Du moins, si cette pacifique Étoile des mers avait pu calmer les troubles de ma vie ! Mais je devais être agité, même dans mon enfance ; comme le dattier de l’Arabe, à peine ma tige était sortie du rocher qu’elle fut battue du vent.

J’ai dit que ma révolte prématurée contre les maîtresses de Lucile commença ma mauvaise renommée ; un camarade l’acheva.

Mon oncle, M. de Chateaubriand du Plessis, établi à Saint-Malo comme son frère, avait, comme lui, quatre filles et deux garçons[1]. De mes deux cousins (Pierre et Armand), qui formaient d’abord ma société, Pierre devint page de la reine, Armand fut envoyé au collège comme étant destiné à l’état ecclésiastique. Pierre, au sortir des pages, entra dans la marine et se noya à la côte d’Afrique.

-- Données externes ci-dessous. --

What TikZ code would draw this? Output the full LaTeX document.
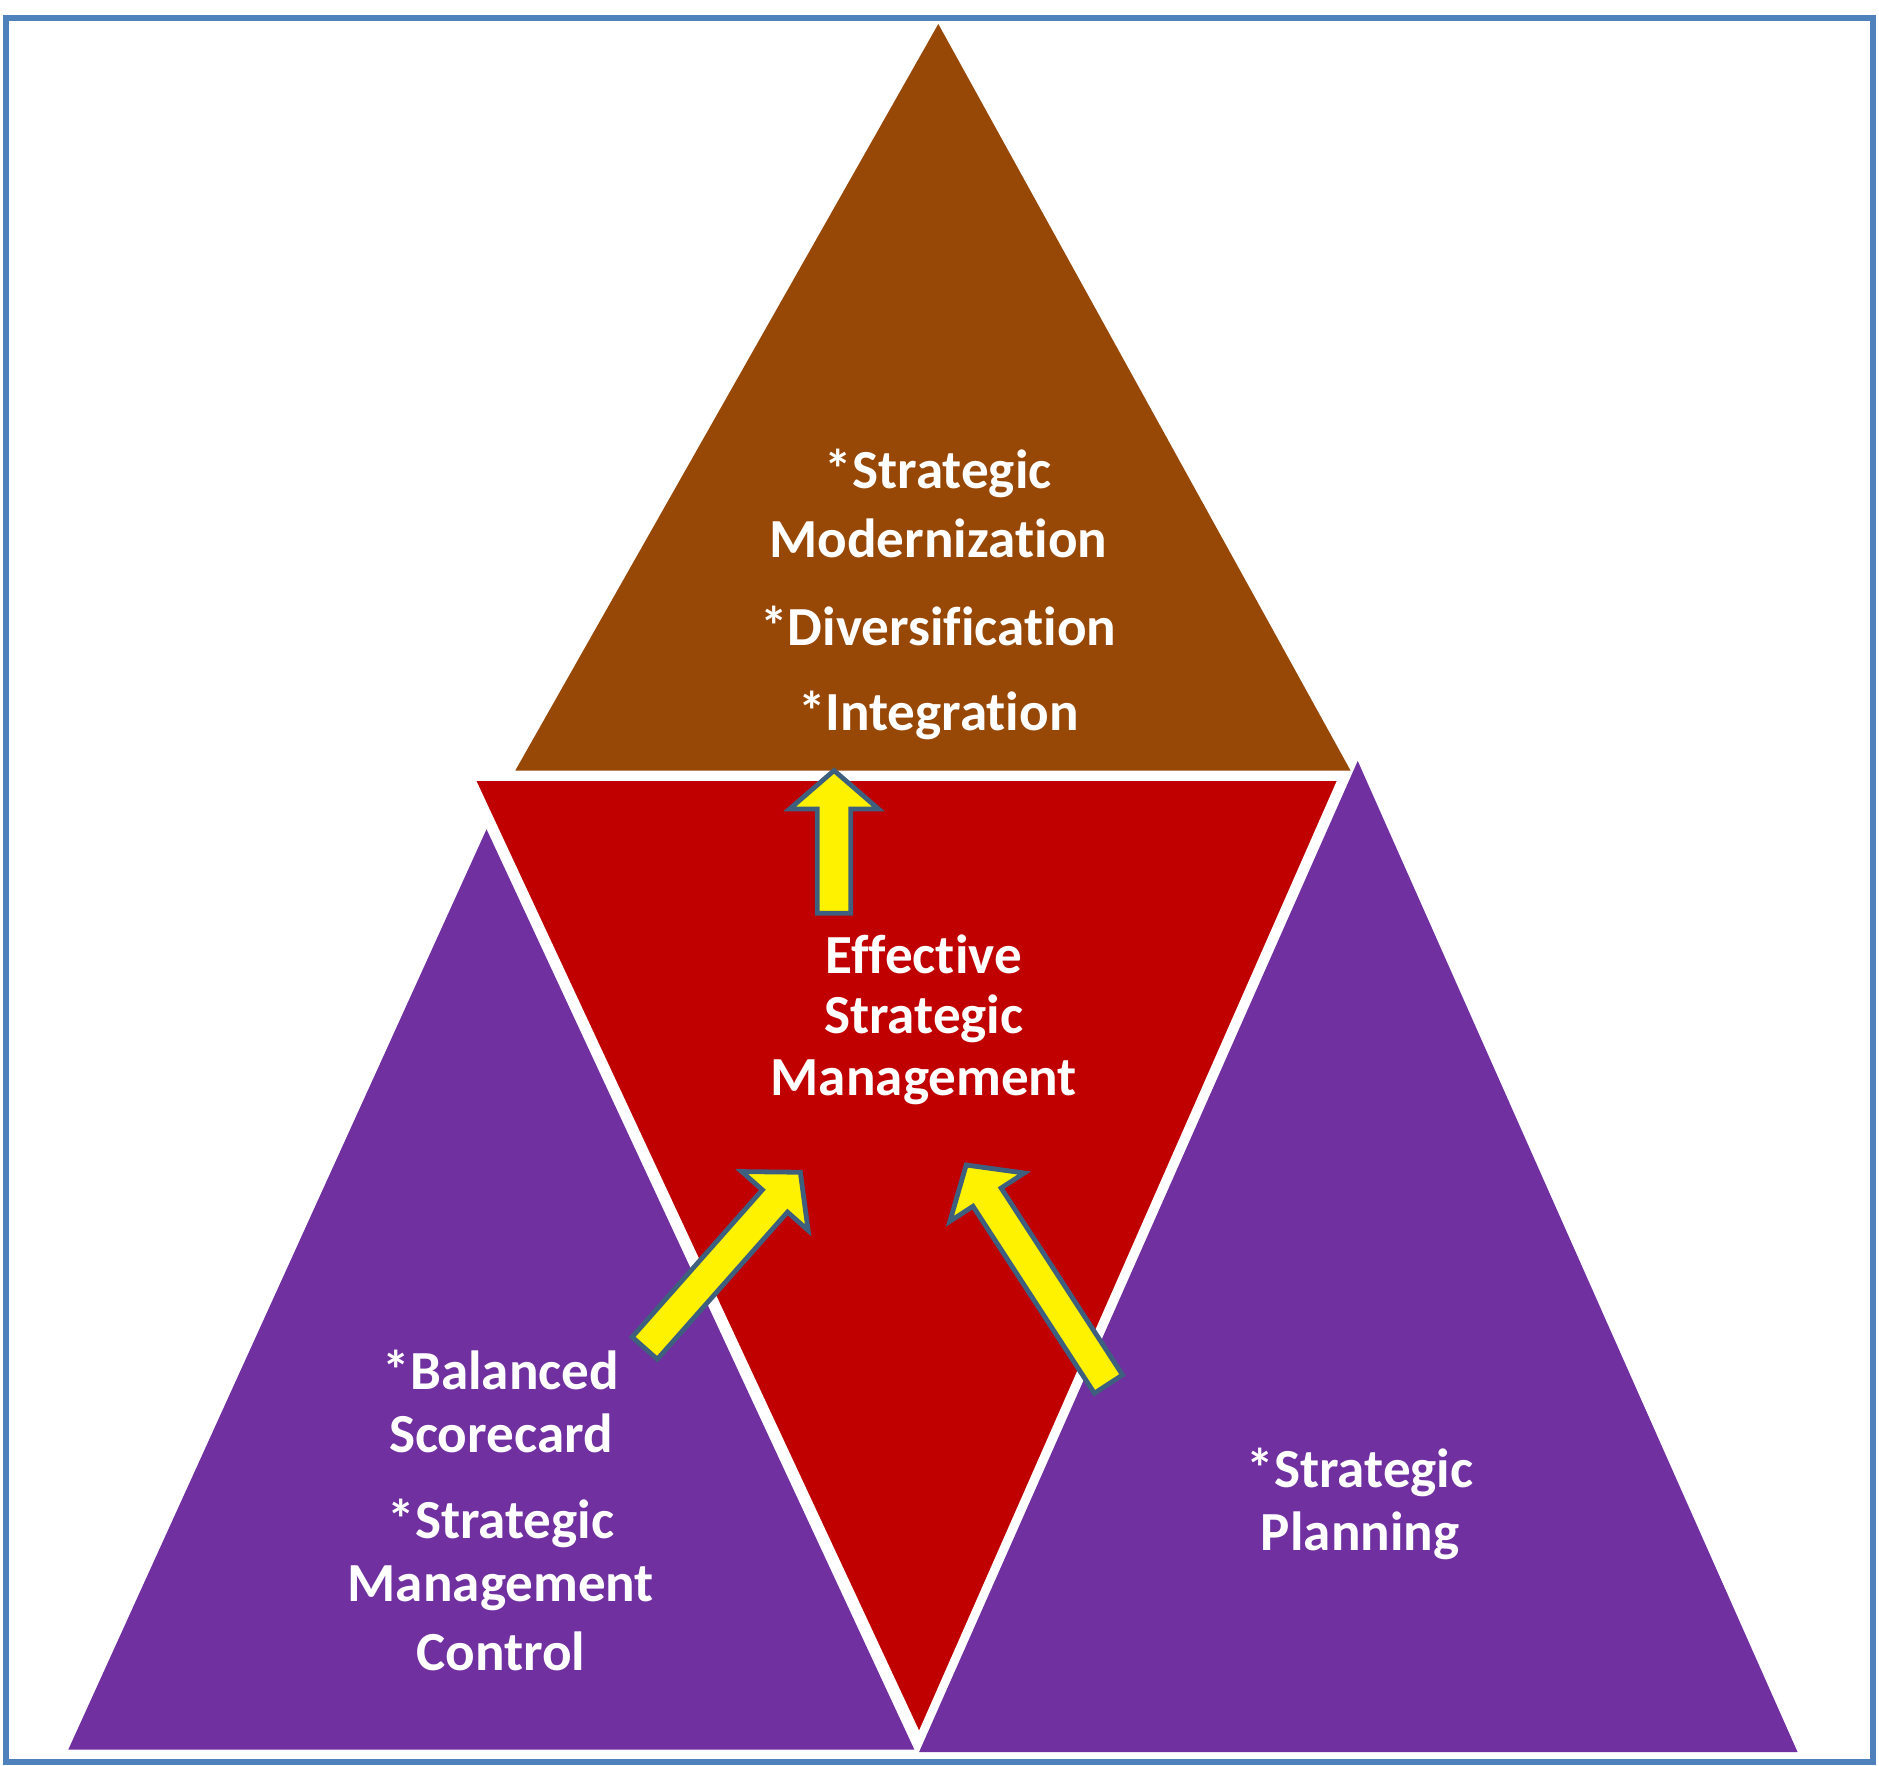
\documentclass[tikz,border=0pt]{standalone}
\usepackage{fontspec}
\setmainfont{Carlito}[Ligatures={NoCommon,NoRare,NoContextual}]
\definecolor{brownT}{HTML}{974706}
\definecolor{redT}{HTML}{C00000}
\definecolor{purpT}{HTML}{7030A0}
\definecolor{frameB}{HTML}{4F81BD}
\definecolor{arrB}{HTML}{3F5F7F}
\tikzset{lbl/.style={text=white,font=\fontsize{23}{27}\selectfont\bfseries,inner sep=0pt,anchor=center},
 tri/.style={draw=white,line width=1.6pt},
 yarr/.style={fill=yellow,draw=arrB,line width=2pt,line join=miter}}
\newcommand{\yarrow}[4]{\begin{scope}[shift={(#1,#2)},rotate=#3,x=0.5pt,y=0.5pt]
\draw[yarr] (0,-14)--(#4-32,-14)--(#4-32,-37)--(#4,0)--(#4-32,37)--(#4-32,14)--(0,14)--cycle;
\end{scope}}
\begin{document}
\begin{tikzpicture}[x=0.5pt,y=-0.5pt]
\useasboundingbox (0,0) rectangle (1568,1473);
\fill[white] (0,0) rectangle (1568,1473);
\draw[frameB,line width=2.5pt] (5,15) rectangle (1563,1470);
\fill[brownT] (783,20)--(1127,643)--(430,643)--cycle;
\fill[purpT] (406,692)--(763,1460)--(57,1460)--cycle;
\fill[purpT] (1133,635)--(1500,1462)--(767,1462)--cycle;
\filldraw[fill=redT,tri] (395,650)--(1118,650)--(767,1448)--cycle;
\yarrow{696}{762}{90}{119}
\yarrow{538}{1125}{48.5}{196}
\yarrow{925}{1155}{123}{218}
\node[lbl] (t1) at (783,395) {*Strategic};
\node[lbl] (t2) at (783,449) {Modernization};
\node[lbl] (t3) at (783,522) {*Diversification};
\node[lbl] (t4) at (783,597) {*Integration};
\node[lbl] (m1) at (771,796) {Effective};
\node[lbl] (m2) at (771,850) {Strategic};
\node[lbl] (m3) at (771,903) {Management};
\node[lbl] (l1) at (418,1143) {*Balanced};
\node[lbl] (l2) at (418,1196) {Scorecard};
\node[lbl] (l3) at (418,1271) {*Strategic};
\node[lbl] (l4) at (418,1325) {Management};
\node[lbl] (l5) at (418,1378) {Control};
\node[lbl] (r1) at (1135,1229) {*Strategic};
\node[lbl] (r2) at (1135,1282) {Planning};
\end{tikzpicture}
\end{document}
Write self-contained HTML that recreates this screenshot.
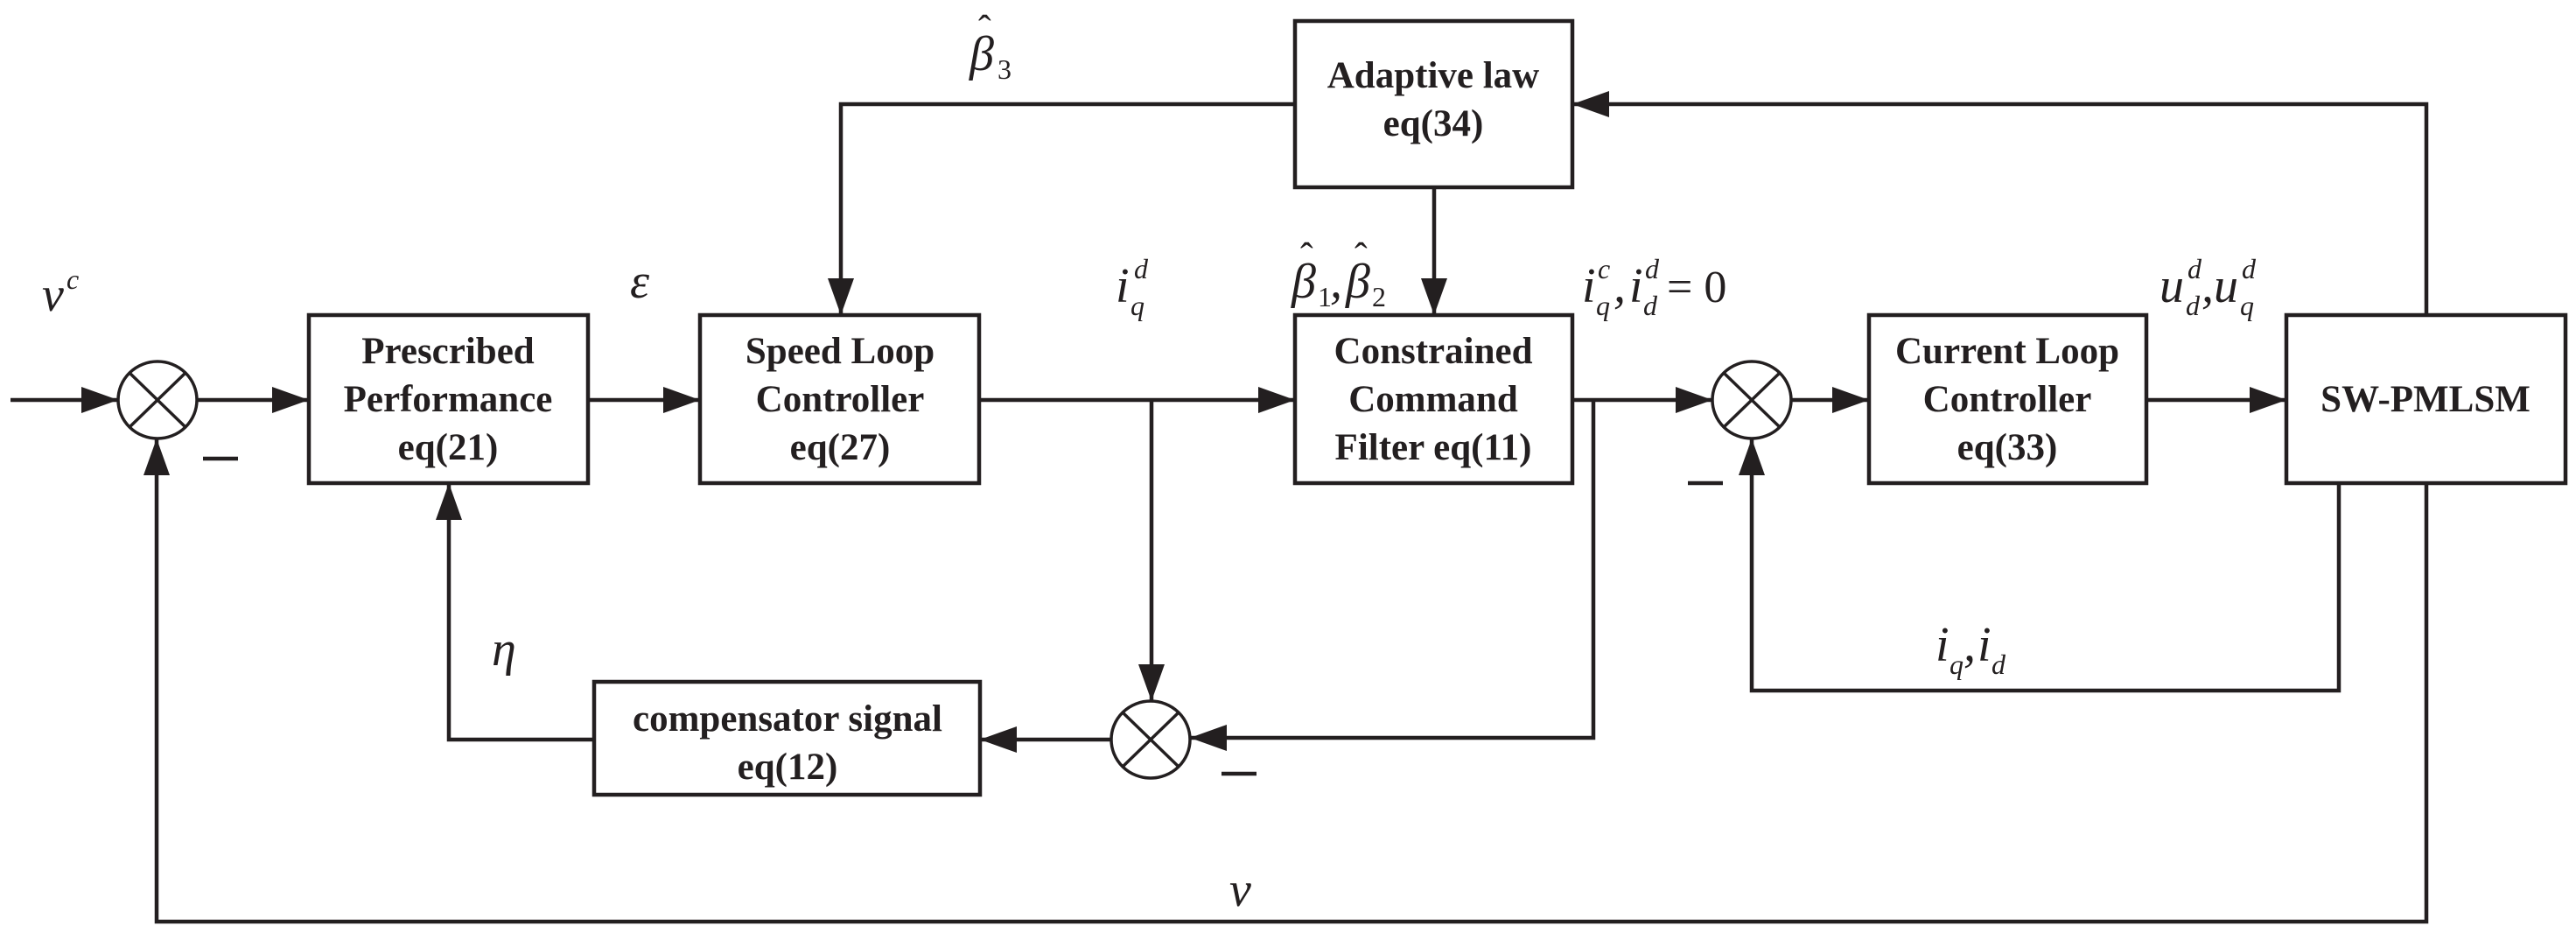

Armand, depuis longtemps enfermé au collège, quitta la France en 1790, servit pendant toute l’émigration, fit intrépidement dans une chaloupe vingt voyages à la côte de Bretagne, et vint enfin mourir pour le roi à la plaine de Grenelle, le vendredi saint de l’année 1809[2], ainsi que je l’ai déjà

  1. De ces six enfants, cinq figurent sur les registres de naissance de Saint-Malo : Adélaïde, née en 1762 ; Emilie-Thérèse-Rosalie, née le 12 septembre 1763 ; Pierre, né en 1767 ; Armand-Louis-Marie, né le 16 mars 1768 ; Modeste, née en 1772.
  2. Ici encore, dans toutes les éditions, on a imprimé à tort : 1810.